* OBJECTIVE
Leave out the pictures and set down exactly the lines from the start of the listing through the one with "ax.barh(pos, valori, height=0.56, color='#FFDF80')", both included.

[Some records]

——————————

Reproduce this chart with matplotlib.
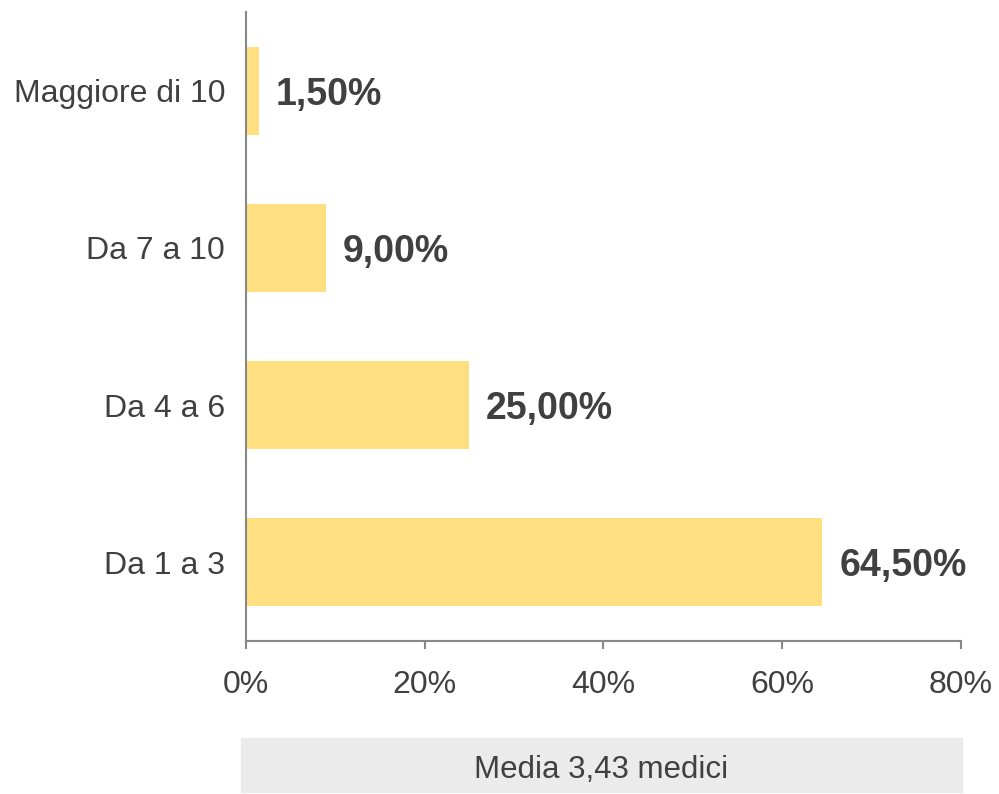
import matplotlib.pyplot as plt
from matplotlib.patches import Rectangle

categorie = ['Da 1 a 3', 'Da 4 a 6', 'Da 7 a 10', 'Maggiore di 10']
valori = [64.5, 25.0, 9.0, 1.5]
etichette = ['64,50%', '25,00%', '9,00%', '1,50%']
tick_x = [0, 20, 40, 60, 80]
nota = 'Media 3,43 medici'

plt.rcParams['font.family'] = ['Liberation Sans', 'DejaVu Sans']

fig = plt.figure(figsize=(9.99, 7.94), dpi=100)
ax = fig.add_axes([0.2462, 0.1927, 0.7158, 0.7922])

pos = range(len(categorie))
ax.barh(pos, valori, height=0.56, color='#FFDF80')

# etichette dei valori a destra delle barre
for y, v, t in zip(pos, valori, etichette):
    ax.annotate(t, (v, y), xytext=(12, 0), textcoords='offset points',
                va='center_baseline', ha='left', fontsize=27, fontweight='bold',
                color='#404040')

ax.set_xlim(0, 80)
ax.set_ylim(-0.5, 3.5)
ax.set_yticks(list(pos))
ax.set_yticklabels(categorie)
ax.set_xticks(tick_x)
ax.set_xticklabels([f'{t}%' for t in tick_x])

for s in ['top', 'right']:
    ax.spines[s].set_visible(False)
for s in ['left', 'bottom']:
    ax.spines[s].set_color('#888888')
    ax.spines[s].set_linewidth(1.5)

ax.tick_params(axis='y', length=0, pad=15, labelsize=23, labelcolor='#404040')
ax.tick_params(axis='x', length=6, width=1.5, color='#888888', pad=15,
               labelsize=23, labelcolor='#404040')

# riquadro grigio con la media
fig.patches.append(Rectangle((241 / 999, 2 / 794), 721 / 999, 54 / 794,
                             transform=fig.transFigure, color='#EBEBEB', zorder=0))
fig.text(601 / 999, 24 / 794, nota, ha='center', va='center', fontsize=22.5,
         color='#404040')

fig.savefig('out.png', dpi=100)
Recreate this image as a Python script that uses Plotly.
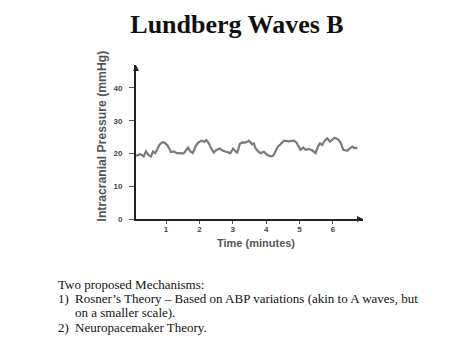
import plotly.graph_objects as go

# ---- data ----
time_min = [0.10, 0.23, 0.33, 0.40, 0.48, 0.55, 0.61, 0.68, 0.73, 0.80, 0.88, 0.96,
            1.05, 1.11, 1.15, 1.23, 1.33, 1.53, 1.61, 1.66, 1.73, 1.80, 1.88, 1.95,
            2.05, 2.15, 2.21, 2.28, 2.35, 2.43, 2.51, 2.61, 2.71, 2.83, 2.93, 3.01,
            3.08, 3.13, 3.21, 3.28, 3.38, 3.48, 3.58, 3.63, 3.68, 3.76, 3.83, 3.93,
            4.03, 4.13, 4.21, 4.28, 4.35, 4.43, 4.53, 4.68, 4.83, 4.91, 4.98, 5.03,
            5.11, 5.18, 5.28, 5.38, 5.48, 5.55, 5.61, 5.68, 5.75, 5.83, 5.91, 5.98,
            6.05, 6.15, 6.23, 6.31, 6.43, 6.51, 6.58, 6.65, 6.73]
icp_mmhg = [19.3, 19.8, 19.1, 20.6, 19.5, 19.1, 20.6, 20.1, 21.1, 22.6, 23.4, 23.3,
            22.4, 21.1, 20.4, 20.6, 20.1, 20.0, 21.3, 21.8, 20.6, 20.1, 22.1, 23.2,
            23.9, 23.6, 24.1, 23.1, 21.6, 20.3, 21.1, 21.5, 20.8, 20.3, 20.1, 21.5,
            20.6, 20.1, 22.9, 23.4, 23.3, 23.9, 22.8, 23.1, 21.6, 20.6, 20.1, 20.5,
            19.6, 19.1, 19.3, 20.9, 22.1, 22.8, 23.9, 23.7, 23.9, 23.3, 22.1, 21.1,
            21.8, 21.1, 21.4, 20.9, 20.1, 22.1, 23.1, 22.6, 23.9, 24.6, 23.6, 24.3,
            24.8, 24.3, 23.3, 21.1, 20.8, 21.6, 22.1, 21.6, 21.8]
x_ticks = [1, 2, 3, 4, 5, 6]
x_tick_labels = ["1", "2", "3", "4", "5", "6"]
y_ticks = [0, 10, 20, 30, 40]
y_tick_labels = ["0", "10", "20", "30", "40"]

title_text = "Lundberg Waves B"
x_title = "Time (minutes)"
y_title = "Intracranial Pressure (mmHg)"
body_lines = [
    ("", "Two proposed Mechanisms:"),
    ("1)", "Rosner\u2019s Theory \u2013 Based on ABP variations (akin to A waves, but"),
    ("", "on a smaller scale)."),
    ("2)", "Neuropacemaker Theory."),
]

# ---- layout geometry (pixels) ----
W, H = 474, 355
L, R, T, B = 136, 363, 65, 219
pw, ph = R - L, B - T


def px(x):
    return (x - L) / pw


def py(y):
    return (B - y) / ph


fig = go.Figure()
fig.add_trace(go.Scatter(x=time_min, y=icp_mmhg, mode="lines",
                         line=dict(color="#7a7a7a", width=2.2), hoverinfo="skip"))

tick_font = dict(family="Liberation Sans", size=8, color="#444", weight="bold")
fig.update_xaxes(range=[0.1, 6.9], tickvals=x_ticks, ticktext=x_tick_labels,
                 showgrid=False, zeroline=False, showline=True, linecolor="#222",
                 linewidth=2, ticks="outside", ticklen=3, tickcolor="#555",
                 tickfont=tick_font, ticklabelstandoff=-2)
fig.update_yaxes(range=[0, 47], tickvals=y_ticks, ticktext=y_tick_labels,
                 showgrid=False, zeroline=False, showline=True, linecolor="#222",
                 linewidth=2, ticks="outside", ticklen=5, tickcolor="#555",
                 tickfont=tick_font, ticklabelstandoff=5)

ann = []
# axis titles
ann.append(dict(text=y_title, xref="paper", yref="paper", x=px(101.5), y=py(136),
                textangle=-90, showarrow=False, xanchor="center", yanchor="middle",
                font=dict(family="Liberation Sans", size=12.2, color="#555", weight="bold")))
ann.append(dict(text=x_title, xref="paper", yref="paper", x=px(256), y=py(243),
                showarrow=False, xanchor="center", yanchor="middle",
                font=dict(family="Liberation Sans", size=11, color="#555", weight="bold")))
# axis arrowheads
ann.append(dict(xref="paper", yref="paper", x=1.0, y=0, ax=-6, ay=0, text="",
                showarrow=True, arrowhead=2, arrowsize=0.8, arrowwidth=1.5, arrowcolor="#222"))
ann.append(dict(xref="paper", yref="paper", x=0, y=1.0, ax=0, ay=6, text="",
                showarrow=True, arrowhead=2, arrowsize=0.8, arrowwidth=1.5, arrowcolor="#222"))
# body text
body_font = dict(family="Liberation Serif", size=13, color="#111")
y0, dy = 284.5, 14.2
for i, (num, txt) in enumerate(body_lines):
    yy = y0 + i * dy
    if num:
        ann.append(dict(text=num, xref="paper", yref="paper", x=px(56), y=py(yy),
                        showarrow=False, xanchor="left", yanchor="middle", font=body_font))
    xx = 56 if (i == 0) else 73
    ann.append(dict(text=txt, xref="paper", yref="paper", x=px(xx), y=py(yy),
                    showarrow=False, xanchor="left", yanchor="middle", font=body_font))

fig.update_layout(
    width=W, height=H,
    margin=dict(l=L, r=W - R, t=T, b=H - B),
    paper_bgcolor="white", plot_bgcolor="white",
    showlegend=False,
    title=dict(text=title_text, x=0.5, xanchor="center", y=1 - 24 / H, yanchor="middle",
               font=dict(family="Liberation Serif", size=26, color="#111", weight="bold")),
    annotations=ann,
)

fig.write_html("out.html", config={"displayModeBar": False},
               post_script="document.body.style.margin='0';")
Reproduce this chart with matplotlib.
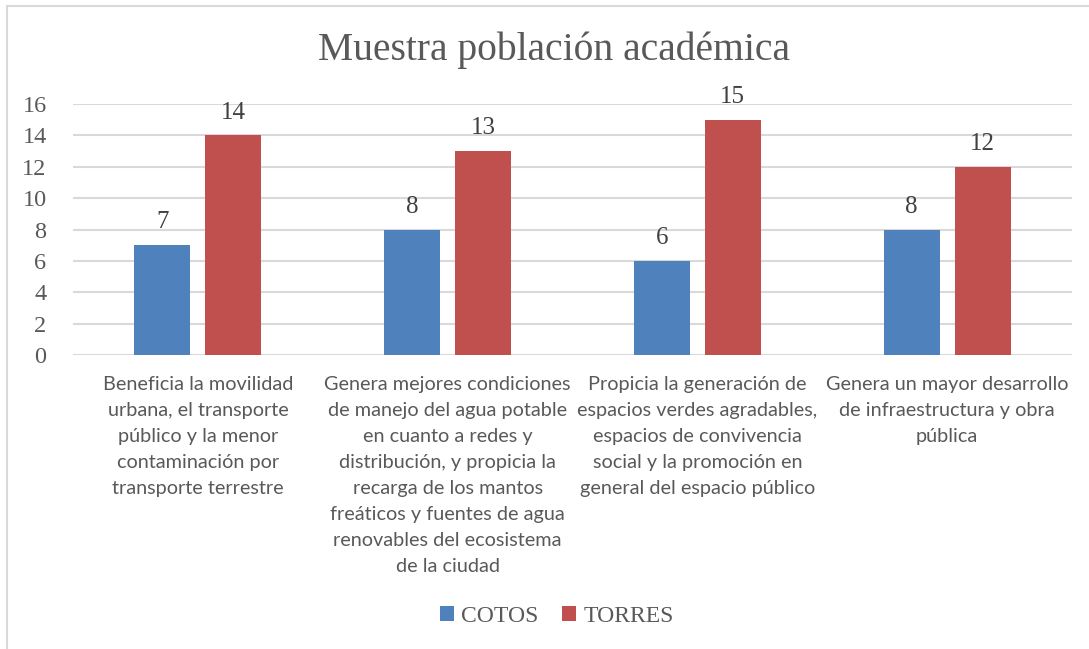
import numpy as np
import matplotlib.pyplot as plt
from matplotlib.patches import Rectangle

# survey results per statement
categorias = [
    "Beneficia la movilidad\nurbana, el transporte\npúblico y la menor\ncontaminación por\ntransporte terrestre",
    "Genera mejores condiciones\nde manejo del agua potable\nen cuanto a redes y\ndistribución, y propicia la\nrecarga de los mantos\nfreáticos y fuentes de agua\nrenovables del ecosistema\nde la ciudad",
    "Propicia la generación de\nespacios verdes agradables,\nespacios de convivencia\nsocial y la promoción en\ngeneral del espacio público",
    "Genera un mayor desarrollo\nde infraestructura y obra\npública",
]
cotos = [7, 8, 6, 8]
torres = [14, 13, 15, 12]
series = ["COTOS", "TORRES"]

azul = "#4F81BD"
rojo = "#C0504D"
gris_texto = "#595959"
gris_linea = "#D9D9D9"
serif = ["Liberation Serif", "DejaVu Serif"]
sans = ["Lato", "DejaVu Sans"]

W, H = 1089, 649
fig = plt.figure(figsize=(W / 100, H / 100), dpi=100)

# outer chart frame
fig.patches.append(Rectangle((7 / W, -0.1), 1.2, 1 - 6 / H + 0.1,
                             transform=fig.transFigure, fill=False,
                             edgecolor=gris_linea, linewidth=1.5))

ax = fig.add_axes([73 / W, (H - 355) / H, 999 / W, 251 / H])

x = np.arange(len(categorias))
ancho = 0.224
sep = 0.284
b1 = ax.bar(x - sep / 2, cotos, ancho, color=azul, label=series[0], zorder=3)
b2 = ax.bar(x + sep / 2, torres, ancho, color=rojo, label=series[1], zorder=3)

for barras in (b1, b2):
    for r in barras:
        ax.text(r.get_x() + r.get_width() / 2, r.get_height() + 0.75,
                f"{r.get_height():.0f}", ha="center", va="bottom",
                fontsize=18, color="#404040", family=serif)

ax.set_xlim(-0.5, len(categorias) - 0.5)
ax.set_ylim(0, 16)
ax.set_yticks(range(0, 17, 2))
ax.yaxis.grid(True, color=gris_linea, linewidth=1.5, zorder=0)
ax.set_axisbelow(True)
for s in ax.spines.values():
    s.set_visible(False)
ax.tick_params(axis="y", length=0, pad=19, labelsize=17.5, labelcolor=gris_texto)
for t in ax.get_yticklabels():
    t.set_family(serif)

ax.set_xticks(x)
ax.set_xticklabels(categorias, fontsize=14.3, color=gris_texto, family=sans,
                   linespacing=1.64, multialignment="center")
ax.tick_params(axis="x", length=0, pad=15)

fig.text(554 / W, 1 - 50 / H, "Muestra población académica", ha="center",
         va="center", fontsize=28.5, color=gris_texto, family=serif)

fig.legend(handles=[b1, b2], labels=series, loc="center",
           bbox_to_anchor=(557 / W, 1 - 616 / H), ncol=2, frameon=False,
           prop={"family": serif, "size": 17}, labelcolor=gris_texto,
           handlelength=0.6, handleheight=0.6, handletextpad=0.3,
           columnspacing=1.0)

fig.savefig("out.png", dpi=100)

——————————

* TASK OUTPUT
Reproduce this chart with matplotlib.
import matplotlib.pyplot as plt
from matplotlib.patches import Rectangle

categorie = ['Da 1 a 3', 'Da 4 a 6', 'Da 7 a 10', 'Maggiore di 10']
valori = [64.5, 25.0, 9.0, 1.5]
etichette = ['64,50%', '25,00%', '9,00%', '1,50%']
tick_x = [0, 20, 40, 60, 80]
nota = 'Media 3,43 medici'

plt.rcParams['font.family'] = ['Liberation Sans', 'DejaVu Sans']

fig = plt.figure(figsize=(9.99, 7.94), dpi=100)
ax = fig.add_axes([0.2462, 0.1927, 0.7158, 0.7922])

pos = range(len(categorie))
ax.barh(pos, valori, height=0.56, color='#FFDF80')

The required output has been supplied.